U.S. Department of Transportation
Federal Highway Administration
1200 New Jersey Avenue, SE
Washington, DC 20590
|Accelerating Infrastructure Innovations|
Publication Number: FHWA-RD-00-059
Date: June 2000
At the long-term pavement performance (LTPP) Specific Pavements Studies (SPS) Workshop, held April 27-28 in Newport, Rhode Island, nearly 150 participants gathered to discuss the status of the SPS-1, -2, -5, and -6 experiments. These experiments were designed to learn how climate and cumulative traffic loading affect pavements of different compositions and layer thicknesses. The data from the projects, said Aramis Lopez of the Federal Highway Administration (FHWA), will help form "LTPP's lasting legacy," while contributing to "the best pavement database ever assembled."
Aramis Lopez of FHWA opened the SPS Workshop by telling participants that the SPS data will help form "LTPP's lasting legacy."
Michael Darter of ERES/ARA Consultants gave a presentation on the state of the SPS-2 (structural factors for rigid pavements) data collection activities. The experiment is focused on jointed plain concrete, examining such factors as the effect of temperature, moisture, subgrade type, and slab thickness and widening on pavement performance. Darter noted that data collection has been good overall, with 82 percent of all targeted data types represented in the LTPP database. This data will have a variety of applications, including use in benefit/cost analyses and for empirical pavement modeling.
Recommendations for the future include measuring layer thicknesses within test sections. It was also suggested that data be collected in some new areas, including conducting video surveys of edge drains to make sure that they are working correctly.
The goals of the SPS-1 (structural factors for flexible pavements) experiment include learning the structural benefits of different base types and thicknesses. As summarized by Harold Von Quintus of Fugro/BRE, most of the projects are performing well. An early result noted was a report from Arizona of failures of Superpave mixes in their sections. The States with SPS-1 sites represented at the workshop, including Arizona, Texas, Arkansas, and Florida, made the suggestion that forensic testing be done on these and other sections scheduled for rehabilitation or reconstruction, in order to learn more about why they failed.
Eighteen SPS-5 (rehabilitated asphalt concrete pavements) sites have been built, containing a total of 210 core test sections and 48 supplemental ones. The goals of the experiment include calibrating and validating pavement overlay and rehabilitation design methods. The experiment's strengths include its coverage of a wide range of climates and hot-mix asphalt mixtures, as well as the fact that only seven of the core test sections have had to be taken out of service because of failure. However, many sections with 7 or more years of service have begun to show signs of significant fatigue cracking. Von Quintus rated the overall health of the experiment as "good to excellent. I think this experiment will be very, very important, both now and into the future."

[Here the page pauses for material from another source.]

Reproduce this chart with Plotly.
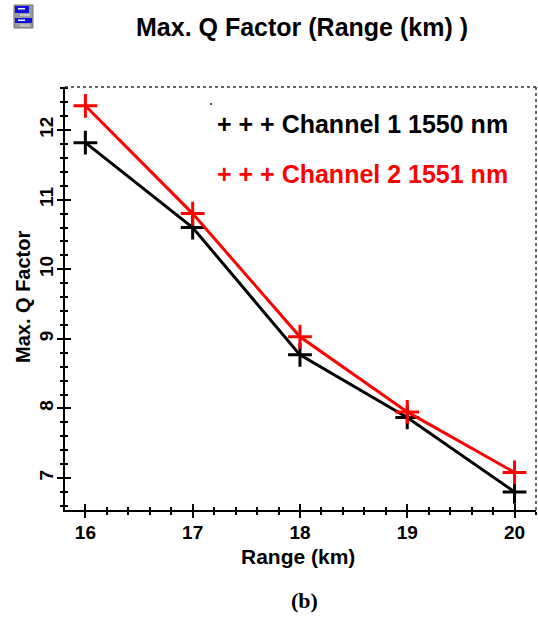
import plotly.graph_objects as go

W, H = 538, 619
L, R, T, B = 65, 536, 87, 510

range_km = [16, 17, 18, 19, 20]
channel_1 = [11.82, 10.6, 8.77, 7.87, 6.8]
channel_2 = [12.35, 10.8, 9.03, 7.95, 7.08]
x_ticks = [16, 17, 18, 19, 20]
y_ticks = [7, 8, 9, 10, 11, 12]
x_range = [15.81, 20.2]
y_range = [6.54, 12.62]

BLACK, RED = "#000000", "#ff0000"
SANS = "Liberation Sans, Arial, sans-serif"


def px(x):
    return (x - L) / (R - L)


def py(y):
    return (B - y) / (B - T)


fig = go.Figure()
for name, vals, col in [("Channel 1 1550 nm", channel_1, BLACK), ("Channel 2 1551 nm", channel_2, RED)]:
    fig.add_trace(go.Scatter(
        x=range_km, y=vals, name=name, mode="lines+markers",
        line=dict(color=col, width=3),
        marker=dict(symbol="cross-thin", size=17, line=dict(color=col, width=3), color=col),
        cliponaxis=False,
    ))
# helper trace keeps the overlaid axes (inner half of the crossing ticks) on the page
fig.add_trace(go.Scatter(x=range_km, y=channel_1, xaxis="x2", yaxis="y2", mode="lines",
                         line=dict(width=0), opacity=0, hoverinfo="skip", showlegend=False))

common_ticks = dict(ticks="outside", ticklen=6, tickwidth=2, tickcolor=BLACK, showline=True,
                    linecolor=BLACK, linewidth=2, showgrid=False, zeroline=False)
fig.update_layout(
    width=W, height=H, paper_bgcolor="white", plot_bgcolor="white", showlegend=False,
    margin=dict(l=L, r=W - R, t=T, b=H - B),
    xaxis=dict(domain=[0, 1], range=x_range, tickvals=x_ticks,
               minor=dict(dtick=0.2, tick0=16, ticks="outside", ticklen=3, tickwidth=1.5, tickcolor=BLACK),
               tickfont=dict(family=SANS, size=19, color=BLACK, weight="bold"),
               ticklabelstandoff=-2,
               **common_ticks),
    yaxis=dict(domain=[0, 1], range=y_range, tickvals=y_ticks, tickangle=-90,
               minor=dict(dtick=0.2, tick0=7, ticks="outside", ticklen=3, tickwidth=1.5, tickcolor=BLACK),
               tickfont=dict(family=SANS, size=19, color=BLACK, weight="bold"),
               ticklabelstandoff=-4,
               **common_ticks),
    xaxis2=dict(overlaying="x", range=x_range, tickvals=x_ticks, ticks="inside", ticklen=6, tickwidth=2,
                tickcolor=BLACK, showticklabels=False, showgrid=False, zeroline=False, showline=False,
                minor=dict(dtick=0.2, tick0=16, ticks="inside", ticklen=3, tickwidth=1.5, tickcolor=BLACK),
                anchor="y2"),
    yaxis2=dict(overlaying="y", range=y_range, tickvals=y_ticks, ticks="inside", ticklen=6, tickwidth=2,
                tickcolor=BLACK, showticklabels=False, showgrid=False, zeroline=False, showline=False,
                minor=dict(dtick=0.2, tick0=7, ticks="inside", ticklen=3, tickwidth=1.5, tickcolor=BLACK),
                anchor="x2"),
)


def note(text, x, y, size, color=BLACK, family=SANS, angle=0, xanchor="center"):
    fig.add_annotation(text=text, x=px(x), y=py(y), xref="paper", yref="paper", showarrow=False,
                       font=dict(family=family, size=size, color=color), textangle=angle,
                       xanchor=xanchor, yanchor="middle")


note("<b>Max. Q Factor (Range (km) )</b>", 302, 27, 25)
note("<b>Range (km)</b>", 298, 556, 21)
note("<b>Max. Q Factor</b>", 23, 297, 20, angle=-90)
note("<b>+ + + Channel 1 1550 nm</b>", 215, 124, 25, xanchor="left")
note("<b>+ + + Channel 2 1551 nm</b>", 215, 174, 25, color=RED, xanchor="left")
note("<b>(b)</b>", 304, 600, 22, family="Liberation Serif, Times New Roman, serif")


def rect(x0, y0, x1, y1, fill, line=None):
    fig.add_shape(type="rect", xref="paper", yref="paper", x0=px(x0), x1=px(x1), y0=py(y0), y1=py(y1),
                  fillcolor=fill, line=dict(width=0 if line is None else 1, color=line or fill))


# dotted top and right frame
for x0, y0, x1, y1 in [(L, T, R, T), (R, T, R, B)]:
    fig.add_shape(type="line", xref="paper", yref="paper", x0=px(x0), x1=px(x1), y0=py(y0), y1=py(y1),
                  line=dict(color="#333333", width=1.5, dash="dot"))
# stray speck
rect(210, 103, 212, 105, "#555555")
# window icon
rect(14, 5, 33, 28, "#9a9a9a", "#777777")
rect(15, 6, 29, 13, "#1010e0")
rect(18, 8, 25, 9.5, "#ffffff")
rect(15, 18, 32, 23, "#1010e0")
rect(18, 19.5, 25, 21, "#ffffff")
rect(20, 14, 30, 16, "#c8c8c8")
rect(20, 24.5, 30, 26.5, "#c8c8c8")

fig.write_html("out.html", config=dict(displayModeBar=False),
               post_script="document.body.style.margin='0';document.body.style.overflow='hidden';")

States participating in the SPS-6 (rehabilitation of jointed portland cement concrete pavements) experiment commented on their goals for the project. "We'd like a technique for designing for climatic conditions-something that we can count on lasting," said Gary Mann of the California Department of Transportation (DOT). Dave Ooten of Oklahoma DOT noted that the ultimate objective is to achieve better designs and save money. "Pavement designers want information to use when considering various design alternatives," he said.

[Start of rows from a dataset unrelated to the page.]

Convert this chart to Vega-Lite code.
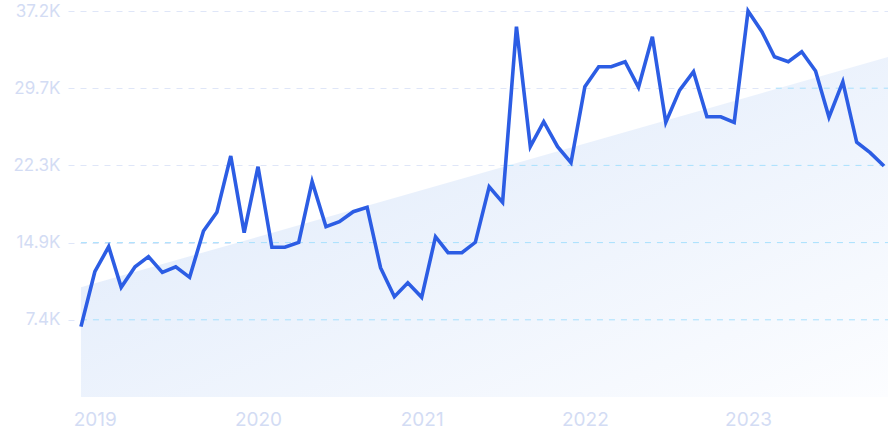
{
  "$schema": "https://vega.github.io/schema/vega-lite/v6.json",
  "width": 820,
  "height": 386,
  "autosize": {"type": "none"},
  "padding": {"left": 68, "top": 11, "right": 0, "bottom": 46},
  "background": "white",
  "config": {"view": {"stroke": null}, "font": "Inter"},
  "datasets": {
    "series": [
      {"date": "2018-12-01", "value": 6770},
      {"date": "2019-01-01", "value": 12060},
      {"date": "2019-02-01", "value": 14470},
      {"date": "2019-03-01", "value": 10560},
      {"date": "2019-04-01", "value": 12540},
      {"date": "2019-05-01", "value": 13510},
      {"date": "2019-06-01", "value": 12000},
      {"date": "2019-07-01", "value": 12540},
      {"date": "2019-08-01", "value": 11520},
      {"date": "2019-09-01", "value": 15980},
      {"date": "2019-10-01", "value": 17780},
      {"date": "2019-11-01", "value": 23200},
      {"date": "2019-12-01", "value": 15820},
      {"date": "2020-01-01", "value": 22170},
      {"date": "2020-02-01", "value": 14410},
      {"date": "2020-03-01", "value": 14410},
      {"date": "2020-04-01", "value": 14890},
      {"date": "2020-05-01", "value": 20730},
      {"date": "2020-06-01", "value": 16390},
      {"date": "2020-07-01", "value": 16880},
      {"date": "2020-08-01", "value": 17840},
      {"date": "2020-09-01", "value": 18260},
      {"date": "2020-10-01", "value": 12450},
      {"date": "2020-11-01", "value": 9660},
      {"date": "2020-12-01", "value": 11000},
      {"date": "2021-01-01", "value": 9600},
      {"date": "2021-02-01", "value": 15430},
      {"date": "2021-03-01", "value": 13890},
      {"date": "2021-04-01", "value": 13890},
      {"date": "2021-05-01", "value": 14890},
      {"date": "2021-06-01", "value": 20240},
      {"date": "2021-07-01", "value": 18740},
      {"date": "2021-08-01", "value": 35650},
      {"date": "2021-09-01", "value": 24100},
      {"date": "2021-10-01", "value": 26500},
      {"date": "2021-11-01", "value": 24100},
      {"date": "2021-12-01", "value": 22550},
      {"date": "2022-01-01", "value": 29870},
      {"date": "2022-02-01", "value": 31800},
      {"date": "2022-03-01", "value": 31800},
      {"date": "2022-04-01", "value": 32280},
      {"date": "2022-05-01", "value": 29810},
      {"date": "2022-06-01", "value": 34680},
      {"date": "2022-07-01", "value": 26440},
      {"date": "2022-08-01", "value": 29550},
      {"date": "2022-09-01", "value": 31320},
      {"date": "2022-10-01", "value": 26980},
      {"date": "2022-11-01", "value": 26980},
      {"date": "2022-12-01", "value": 26440},
      {"date": "2023-01-01", "value": 37160},
      {"date": "2023-02-01", "value": 35170},
      {"date": "2023-03-01", "value": 32760},
      {"date": "2023-04-01", "value": 32280},
      {"date": "2023-05-01", "value": 33240},
      {"date": "2023-06-01", "value": 31380},
      {"date": "2023-07-01", "value": 26930},
      {"date": "2023-08-01", "value": 30350},
      {"date": "2023-09-01", "value": 24520},
      {"date": "2023-10-01", "value": 23520},
      {"date": "2023-11-01", "value": 22240}
    ],
    "trend": [
      {"date": "2018-12-01", "value": 10560},
      {"date": "2023-11-10", "value": 32720}
    ],
    "grid": [
      {"value": 7432, "start": "2018-12-01", "end": "2023-11-10"},
      {"value": 14864, "start": "2018-12-01", "end": "2023-11-10"},
      {"value": 22296, "start": "2021-07-12", "end": "2023-11-10"},
      {"value": 29728, "start": "2023-03-04", "end": "2023-11-10"}
    ]
  },
  "layer": [
    {
      "data": {"name": "trend"},
      "mark": {
        "type": "area",
        "color": {
          "gradient": "linear",
          "x1": 0, "y1": 0, "x2": 1, "y2": 1,
          "stops": [
            {"offset": 0, "color": "#dce8fa"},
            {"offset": 1, "color": "#fcfdff"}
          ]
        }
      },
      "encoding": {
        "x": {
          "field": "date",
          "type": "temporal",
          "scale": {
            "type": "utc",
            "domain": [
              {"year": 2018, "month": 11, "date": 2, "utc": true},
              {"year": 2023, "month": 11, "date": 10, "utc": true}
            ]
          },
          "axis": {
            "values": [
              {"year": 2019, "month": 1, "date": 1, "utc": true},
              {"year": 2020, "month": 1, "date": 1, "utc": true},
              {"year": 2021, "month": 1, "date": 1, "utc": true},
              {"year": 2022, "month": 1, "date": 1, "utc": true},
              {"year": 2023, "month": 1, "date": 1, "utc": true}
            ],
            "format": "%Y",
            "domain": false,
            "ticks": false,
            "grid": false,
            "labelFontSize": 19,
            "labelColor": "#d3dcf4",
            "labelPadding": 13,
            "title": null
          }
        },
        "y": {
          "field": "value",
          "type": "quantitative",
          "scale": {"domain": [0, 37160], "nice": false, "zero": true},
          "axis": {
            "values": [7432, 14864, 22296, 29728, 37160],
            "labelExpr": "format(datum.value/1000,'.1f')+'K'",
            "domain": false,
            "ticks": false,
            "grid": true,
            "gridColor": "#dfe6f8",
            "gridDash": [6, 6],
            "gridWidth": 1,
            "labelColor": "#d3dcf4",
            "labelFontSize": 17,
            "labelPadding": 8,
            "title": null
          }
        }
      }
    },
    {
      "data": {"name": "grid"},
      "mark": {"type": "rule", "color": "#a8e0fd", "strokeDash": [6, 6], "strokeWidth": 1},
      "encoding": {
        "x": {"field": "start", "type": "temporal"},
        "x2": {"field": "end"},
        "y": {"field": "value", "type": "quantitative"}
      }
    },
    {
      "data": {"name": "series"},
      "mark": {"type": "line", "color": "#2c5de4", "strokeWidth": 3.6},
      "encoding": {
        "x": {"field": "date", "type": "temporal"},
        "y": {"field": "value", "type": "quantitative"}
      }
    }
  ]
}
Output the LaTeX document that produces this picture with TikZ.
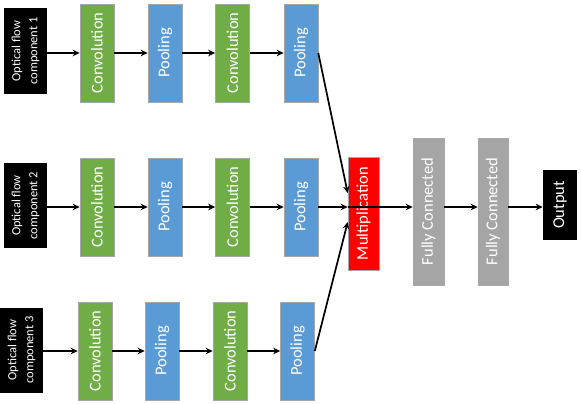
\documentclass[tikz,border=0pt]{standalone}
\usepackage{fontspec}
\setmainfont{Carlito}
\usetikzlibrary{arrows.meta,calc}
\definecolor{convgreen}{HTML}{70AD47}
\definecolor{poolblue}{HTML}{5B9BD5}
\definecolor{fcgray}{HTML}{A5A5A5}
\definecolor{multred}{HTML}{FF0000}
\tikzset{
  layer/.style={rectangle,inner sep=0pt,text=white,draw=black!35,line width=0.6pt,
    font=\fontsize{16.5}{19}\selectfont,rotate=90},
  conv/.style={layer,fill=convgreen,minimum width=98pt,minimum height=34pt},
  pool/.style={layer,fill=poolblue,minimum width=98pt,minimum height=34pt},
  inflow/.style={rectangle,inner sep=0pt,fill=black,text=white,rotate=90,align=center,
    minimum width=85pt,minimum height=43pt,font=\fontsize{12.5}{17}\selectfont},
  flow/.style={-{Stealth[length=7pt,width=6.5pt]},line width=1.7pt}
}
\begin{document}
\begin{tikzpicture}[x=1pt,y=-1pt]
\useasboundingbox (0,0) rectangle (581,404);
%first row
\node[inflow] (in1) at (25.5,51) {Optical flow\\component 1};
\node[conv] (c11) at (97,53) {Convolution};
\node[pool] (p11) at (165,53) {Pooling};
\node[conv] (c12) at (232.5,53) {Convolution};
\node[pool] (p12) at (301,53) {Pooling};

%second row
\node[inflow] (in2) at (25.5,205.5) {Optical flow\\component 2};
\node[conv] (c21) at (97,207) {Convolution};
\node[pool] (p21) at (165,207) {Pooling};
\node[conv] (c22) at (232.5,207) {Convolution};
\node[pool] (p22) at (301,207) {Pooling};

%third row
\node[inflow] (in3) at (21.5,350) {Optical flow\\component 3};
\node[conv] (c31) at (95,351) {Convolution};
\node[pool] (p31) at (162,351) {Pooling};
\node[conv] (c32) at (230,351) {Convolution};
\node[pool] (p32) at (297.5,351) {Pooling};

\node[layer,fill=multred,minimum width=113pt,minimum height=31pt] (mult) at (363.5,213.5) {Multiplication};
\node[layer,fill=fcgray,minimum width=147pt,minimum height=31pt] (fc1) at (428.5,211.5) {Fully Connected};
\node[layer,fill=fcgray,minimum width=147pt,minimum height=30pt] (fc2) at (493,211.5) {Fully Connected};
\node[layer,fill=black,draw=none,minimum width=70pt,minimum height=34pt] (out) at (560,205) {Output};

\draw [flow](in1.south |- c11.center)--(c11);
\draw [flow](c11)--(p11);
\draw [flow](p11)--(c12);
\draw [flow](c12)--(p12);

\draw [flow](in2.south |- c21.center)--(c21);
\draw [flow](c21)--(p21);
\draw [flow](p21)--(c22);
\draw [flow](c22)--(p22);

\draw [flow](in3.south |- c31.center)--(c31);
\draw [flow](c31)--(p31);
\draw [flow](p31)--(c32);
\draw [flow](c32)--(p32);

\draw [flow](p12.south)--($(mult.north east)!0.32!(mult.north west)$);
\draw [flow](p22.south)--(p22.south -| mult.north);
\draw [flow](p32.south)--($(mult.north east)!0.575!(mult.north west)$);

\draw [flow](mult.north |- p22.south)--(fc1.north |- p22.south);
\draw [flow](fc1.south |- p22.south)--(fc2.north |- p22.south);
\draw [flow](fc2.south |- p22.south)--(out.north |- p22.south);
\end{tikzpicture}
\end{document}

Preliminary findings of the SPS-6 experiments include Illinois DOT's report that adding asphalt concrete overlays to their jointed portland cement concrete pavements increased pavement smoothness, while Oklahoma DOT noted that it has not seen any noticeable benefit from installing edge drains in pavements. Oklahoma also reported that their test sections containing 20-cm (8-in) rubblized pavement with an asphalt overlay have performed very well, experiencing only minimal distress.
An added benefit to the SPS research is that highway agencies are already taking the results from their test sites and applying them in their own States. For example, the practice of rubblizing is receiving more consideration in Oklahoma, thanks to the State's SPS sections. The SPS results have also provided Oklahoma DOT with leverage for doing more research on a State-wide level. And in Missouri, the DOT has contracted with ERES/ARA Consultants to analyze the data from its SPS experiments and help determine how the results can be used to build better roads.
In the closing session of the workshop, Charlie Churilla of FHWA told participants that "we've done something that this country's highway community has never done before, and we've done it exceptionally well." Over the course of the experiments, he said, "we've continually made refinements and adjustments to make sure LTPP stays on target." As was noted in many of the workshop sessions, the biggest adjustment to make now to ensure that the experiments stay on target is to improve traffic data collection and materials testing for the SPS sites. A Traffic Expert Task Group (ETG) has been set up to look at various solutions to this problem, including implementing a State pooled-fund study.